Last week I responded to an op-ed written by Jason Steinhauer, who in recent years has been a passionate advocate for encouraging academic historians and others to embrace the role of History Communicator. Steinhauer recently assumed leadership at the Albert Lepage Center for History in the Public Interest at Villanova University. As I understand it, Steinhauer wants departments to teach and for those already in the field to learn how to effectively engage the general public and share their knowledge through social media and other platforms.
In my response to Steinhauer’s op-ed I took issue with the assumption that academic historians and other professionals need to assume the role of gatekeeper based on their areas of expertise and credentials. The problem is that social media precludes the existence of anything resembling gatekeepers.
That is not to say that I don’t believe that academic historians should not embrace opportunities to share their knowledge of history with the general public through social media. They should and, of course, they are doing just that, but historians need to come to terms with the fact that they do not occupy a privileged place among the cacophony of voices that make up the Internet.
From what I have seen thus far it looks like Steinhauer is focused on the communication of historical knowledge with the general public. As important as this is, however, I want to suggest that academic historians can also play a role in communicating the process behind the books, articles, and essays. Most people have very little understanding of how professional historians carry out their research or that there is a process or set of skills at all.
History Communicators can leverage social media not simply to describe the process that goes into writing history, but by encouraging their audience to take part themselves. I was reminded of this last night in response to a Facebook update that focused on my ongoing book project about the myth of the Black Confederate soldier and the history of Confederate camp slaves. I spent the day thinking about why Confederate officers outfitted their slaves in military uniforms. Historical research and writing is driven by questions. Questions often evolve as evidence is collected, but historians are often faced with multiple and competing interpretations of the available evidence. You see this emerge almost immediately in this thread.
One of the nice things about introducing the process of researching and writing history on social media is that it brings together people from very different backgrounds, who can offer a wide range of perspective to the question at hand and all on a level playing field.
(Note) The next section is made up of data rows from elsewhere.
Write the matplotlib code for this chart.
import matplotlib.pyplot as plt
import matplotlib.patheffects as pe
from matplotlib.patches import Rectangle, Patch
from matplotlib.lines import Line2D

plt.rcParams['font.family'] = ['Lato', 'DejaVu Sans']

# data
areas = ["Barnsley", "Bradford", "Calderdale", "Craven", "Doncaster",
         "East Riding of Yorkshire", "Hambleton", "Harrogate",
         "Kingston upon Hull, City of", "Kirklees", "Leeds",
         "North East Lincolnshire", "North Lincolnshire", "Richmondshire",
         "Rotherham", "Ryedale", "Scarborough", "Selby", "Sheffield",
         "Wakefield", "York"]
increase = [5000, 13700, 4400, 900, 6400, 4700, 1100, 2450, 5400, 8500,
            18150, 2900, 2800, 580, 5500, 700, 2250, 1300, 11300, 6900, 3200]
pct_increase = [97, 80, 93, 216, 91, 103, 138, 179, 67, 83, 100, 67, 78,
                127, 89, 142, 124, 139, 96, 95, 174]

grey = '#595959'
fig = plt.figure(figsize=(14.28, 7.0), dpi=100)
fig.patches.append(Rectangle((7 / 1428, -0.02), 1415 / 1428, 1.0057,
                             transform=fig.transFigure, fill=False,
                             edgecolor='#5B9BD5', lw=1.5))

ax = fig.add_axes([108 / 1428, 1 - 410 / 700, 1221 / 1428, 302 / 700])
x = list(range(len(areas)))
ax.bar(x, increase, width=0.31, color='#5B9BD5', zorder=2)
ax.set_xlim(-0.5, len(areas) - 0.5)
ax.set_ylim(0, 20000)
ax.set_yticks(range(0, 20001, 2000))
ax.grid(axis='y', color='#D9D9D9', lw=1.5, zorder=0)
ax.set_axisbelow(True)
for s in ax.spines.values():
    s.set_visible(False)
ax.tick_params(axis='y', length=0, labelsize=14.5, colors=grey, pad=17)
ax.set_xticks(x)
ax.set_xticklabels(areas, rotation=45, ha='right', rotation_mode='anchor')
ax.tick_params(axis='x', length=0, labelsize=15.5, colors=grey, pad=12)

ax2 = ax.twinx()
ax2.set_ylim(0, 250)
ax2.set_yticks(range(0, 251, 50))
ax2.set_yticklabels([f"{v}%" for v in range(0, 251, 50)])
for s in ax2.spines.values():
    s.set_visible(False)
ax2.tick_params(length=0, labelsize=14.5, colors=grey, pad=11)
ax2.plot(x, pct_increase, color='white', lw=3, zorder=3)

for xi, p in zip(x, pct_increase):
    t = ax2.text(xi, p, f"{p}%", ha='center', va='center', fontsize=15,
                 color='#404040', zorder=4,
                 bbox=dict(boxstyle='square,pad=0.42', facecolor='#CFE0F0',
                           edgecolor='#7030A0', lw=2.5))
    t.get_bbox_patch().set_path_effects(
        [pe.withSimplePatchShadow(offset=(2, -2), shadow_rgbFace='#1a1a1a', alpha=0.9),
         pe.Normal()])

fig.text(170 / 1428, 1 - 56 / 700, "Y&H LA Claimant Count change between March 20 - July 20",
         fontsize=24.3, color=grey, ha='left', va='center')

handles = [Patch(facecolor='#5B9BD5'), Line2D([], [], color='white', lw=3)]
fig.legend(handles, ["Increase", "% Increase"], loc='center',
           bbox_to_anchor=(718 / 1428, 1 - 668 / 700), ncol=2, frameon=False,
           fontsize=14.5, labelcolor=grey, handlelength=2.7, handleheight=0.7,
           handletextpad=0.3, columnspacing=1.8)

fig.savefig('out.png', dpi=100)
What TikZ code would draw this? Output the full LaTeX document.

Questions quickly lead to new questions, which in turn lead to suggestions to look outside the discipline all together for additional perspective. New evidence comes to light from individuals, who may not be focused directly on the subject at hand. Most importantly, the thread reveals that doing history is often a collaborative effort. The perspective of any one historian is always limited and can always benefit from outside assistance.
The black Confederate narrative is one of the most pervasive myths found on the Internet today. It is a narrative that is highly politicized and it is one that sends people of varying beliefs scurrying for their respective camps. What I would like to see as part of an agenda for History Communicators is an emphasis on peeling back the layers to expose some of the mechanics of the process and some of the challenges involved.
- How do historians formulate and revise their questions?
- How can different types of evidence be interpreted?
- What do you do in the face of multiple and competing interpretations of a given source or artifact?
…and so on.
I could easily write short essay or op-ed about the subject to educate the public, which I have done, but there is also something of value in trying to defuse a controversial subject like this by posing what appears to be a simple question that quickly reveals an underlying complexity.